* [PROBLEM DESCRIPTION]:
Retype all material exactly. Pictures stay out of the copy.
>> begin GIVEN DATA
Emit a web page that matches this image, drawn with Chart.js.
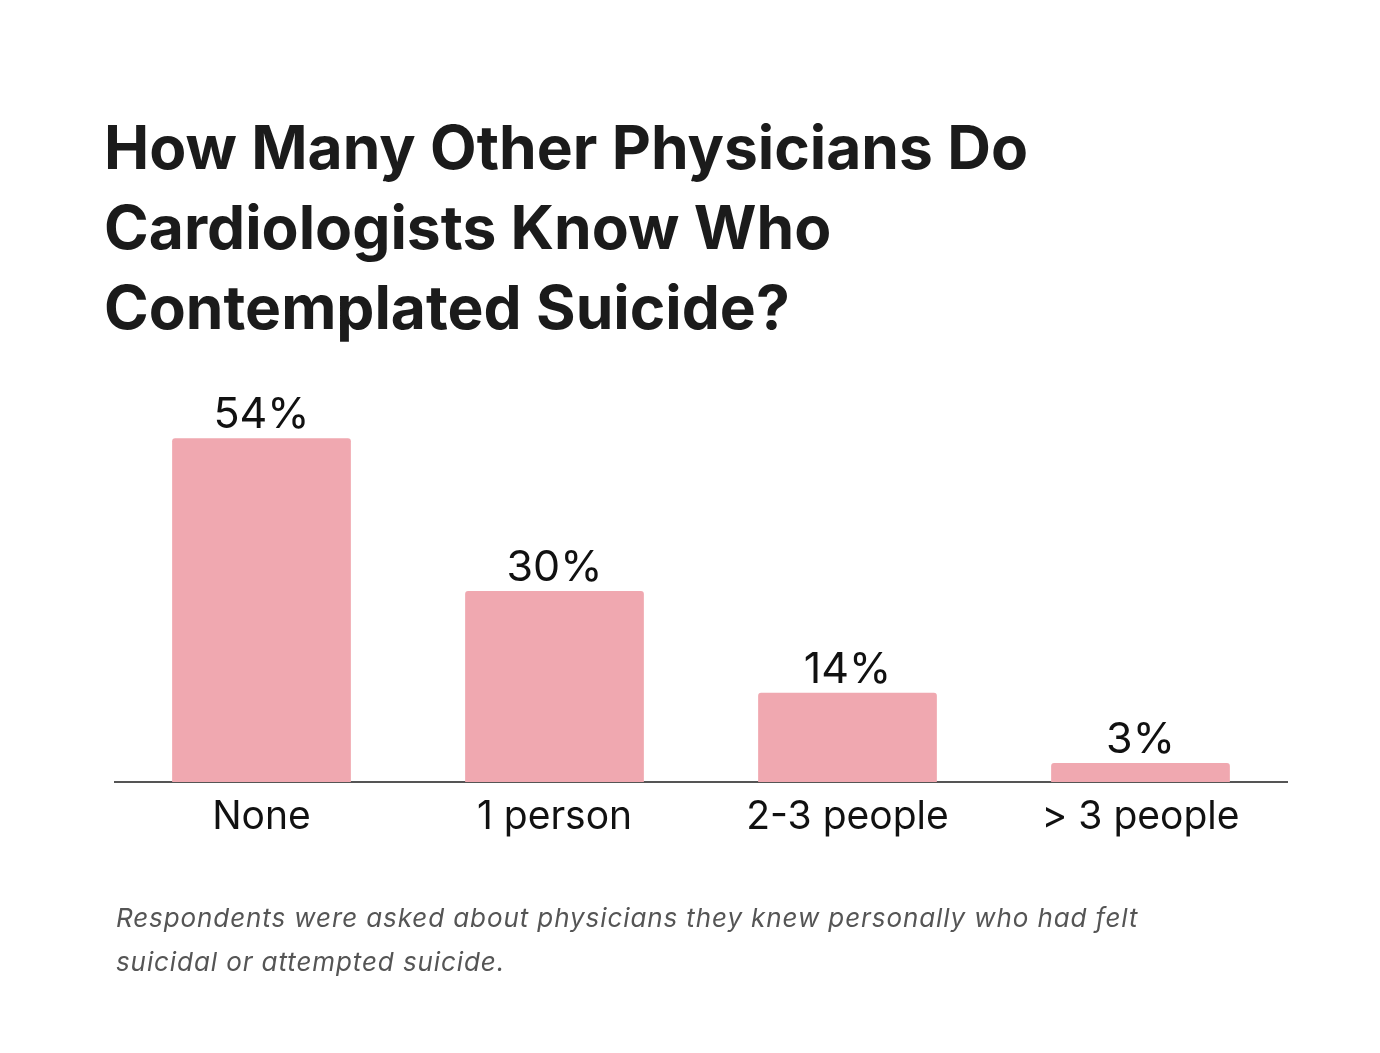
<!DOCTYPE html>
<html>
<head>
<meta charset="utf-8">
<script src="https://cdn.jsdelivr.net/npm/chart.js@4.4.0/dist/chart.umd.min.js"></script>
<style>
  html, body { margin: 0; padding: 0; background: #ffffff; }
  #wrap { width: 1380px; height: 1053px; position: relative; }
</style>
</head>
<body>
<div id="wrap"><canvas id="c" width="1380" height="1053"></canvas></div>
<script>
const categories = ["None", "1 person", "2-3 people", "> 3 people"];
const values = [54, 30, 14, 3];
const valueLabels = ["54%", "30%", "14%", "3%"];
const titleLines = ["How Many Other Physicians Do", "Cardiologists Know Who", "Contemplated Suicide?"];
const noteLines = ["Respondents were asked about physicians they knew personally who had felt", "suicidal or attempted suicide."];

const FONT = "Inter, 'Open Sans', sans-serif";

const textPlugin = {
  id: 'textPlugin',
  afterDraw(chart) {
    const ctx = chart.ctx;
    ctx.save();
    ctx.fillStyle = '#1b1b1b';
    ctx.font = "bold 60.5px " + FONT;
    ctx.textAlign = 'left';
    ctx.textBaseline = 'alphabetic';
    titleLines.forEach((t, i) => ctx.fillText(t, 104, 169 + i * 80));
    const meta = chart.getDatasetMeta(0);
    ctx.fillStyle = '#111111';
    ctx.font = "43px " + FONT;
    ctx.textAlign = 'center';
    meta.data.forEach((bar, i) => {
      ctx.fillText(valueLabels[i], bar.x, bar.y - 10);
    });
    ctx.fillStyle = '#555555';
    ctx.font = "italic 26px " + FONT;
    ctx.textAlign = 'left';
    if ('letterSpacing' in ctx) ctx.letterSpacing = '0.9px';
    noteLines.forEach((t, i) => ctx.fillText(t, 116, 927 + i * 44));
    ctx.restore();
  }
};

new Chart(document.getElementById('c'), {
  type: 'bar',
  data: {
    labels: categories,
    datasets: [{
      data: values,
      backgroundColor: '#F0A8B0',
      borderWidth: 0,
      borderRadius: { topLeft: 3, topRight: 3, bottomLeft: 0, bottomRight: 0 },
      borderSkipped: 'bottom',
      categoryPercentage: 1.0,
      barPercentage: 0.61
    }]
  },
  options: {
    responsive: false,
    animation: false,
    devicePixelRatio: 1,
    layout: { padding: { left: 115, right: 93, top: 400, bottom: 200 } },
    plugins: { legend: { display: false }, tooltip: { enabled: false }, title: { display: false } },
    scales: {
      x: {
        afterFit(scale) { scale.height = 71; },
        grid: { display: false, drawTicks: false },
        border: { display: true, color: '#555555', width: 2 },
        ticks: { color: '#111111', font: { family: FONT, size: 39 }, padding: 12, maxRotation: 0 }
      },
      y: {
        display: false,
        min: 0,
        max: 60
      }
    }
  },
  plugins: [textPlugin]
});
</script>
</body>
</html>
>> end GIVEN DATA
* [IN RESPONSE]:
Emit a web page that matches this image, drawn with Chart.js.
<!DOCTYPE html>
<html>
<head>
<meta charset="utf-8">
<script src="https://cdn.jsdelivr.net/npm/chart.js@4.4.0/dist/chart.umd.min.js"></script>
<style>
  html, body { margin: 0; padding: 0; background: #ffffff; }
  #wrap { width: 1380px; height: 1053px; position: relative; }
</style>
</head>
<body>
<div id="wrap"><canvas id="c" width="1380" height="1053"></canvas></div>
<script>
const categories = ["None", "1 person", "2-3 people", "> 3 people"];
const values = [54, 30, 14, 3];
const valueLabels = ["54%", "30%", "14%", "3%"];
const titleLines = ["How Many Other Physicians Do", "Cardiologists Know Who", "Contemplated Suicide?"];
const noteLines = ["Respondents were asked about physicians they knew personally who had felt", "suicidal or attempted suicide."];

const FONT = "Inter, 'Open Sans', sans-serif";

const textPlugin = {
  id: 'textPlugin',
  afterDraw(chart) {
    const ctx = chart.ctx;
    ctx.save();
    ctx.fillStyle = '#1b1b1b';
    ctx.font = "bold 60.5px " + FONT;
    ctx.textAlign = 'left';
    ctx.textBaseline = 'alphabetic';
    titleLines.forEach((t, i) => ctx.fillText(t, 104, 169 + i * 80));
    const meta = chart.getDatasetMeta(0);
    ctx.fillStyle = '#111111';
    ctx.font = "43px " + FONT;
    ctx.textAlign = 'center';
    meta.data.forEach((bar, i) => {
      ctx.fillText(valueLabels[i], bar.x, bar.y - 10);
    });
    ctx.fillStyle = '#555555';
    ctx.font = "italic 26px " + FONT;
    ctx.textAlign = 'left';
    if ('letterSpacing' in ctx) ctx.letterSpacing = '0.9px';
    noteLines.forEach((t, i) => ctx.fillText(t, 116, 927 + i * 44));
    ctx.restore();
  }
};

new Chart(document.getElementById('c'), {
  type: 'bar',
  data: {
    labels: categories,
    datasets: [{
      data: values,
      backgroundColor: '#F0A8B0',
      borderWidth: 0,
      borderRadius: { topLeft: 3, topRight: 3, bottomLeft: 0, bottomRight: 0 },
      borderSkipped: 'bottom',
      categoryPercentage: 1.0,
      barPercentage: 0.61
    }]
  },
  options: {
    responsive: false,
    animation: false,
    devicePixelRatio: 1,
    layout: { padding: { left: 115, right: 93, top: 400, bottom: 200 } },
    plugins: { legend: { display: false }, tooltip: { enabled: false }, title: { display: false } },
    scales: {
      x: {
        afterFit(scale) { scale.height = 71; },
        grid: { display: false, drawTicks: false },
        border: { display: true, color: '#555555', width: 2 },
        ticks: { color: '#111111', font: { family: FONT, size: 39 }, padding: 12, maxRotation: 0 }
      },
      y: {
        display: false,
        min: 0,
        max: 60
      }
    }
  },
  plugins: [textPlugin]
});
</script>
</body>
</html>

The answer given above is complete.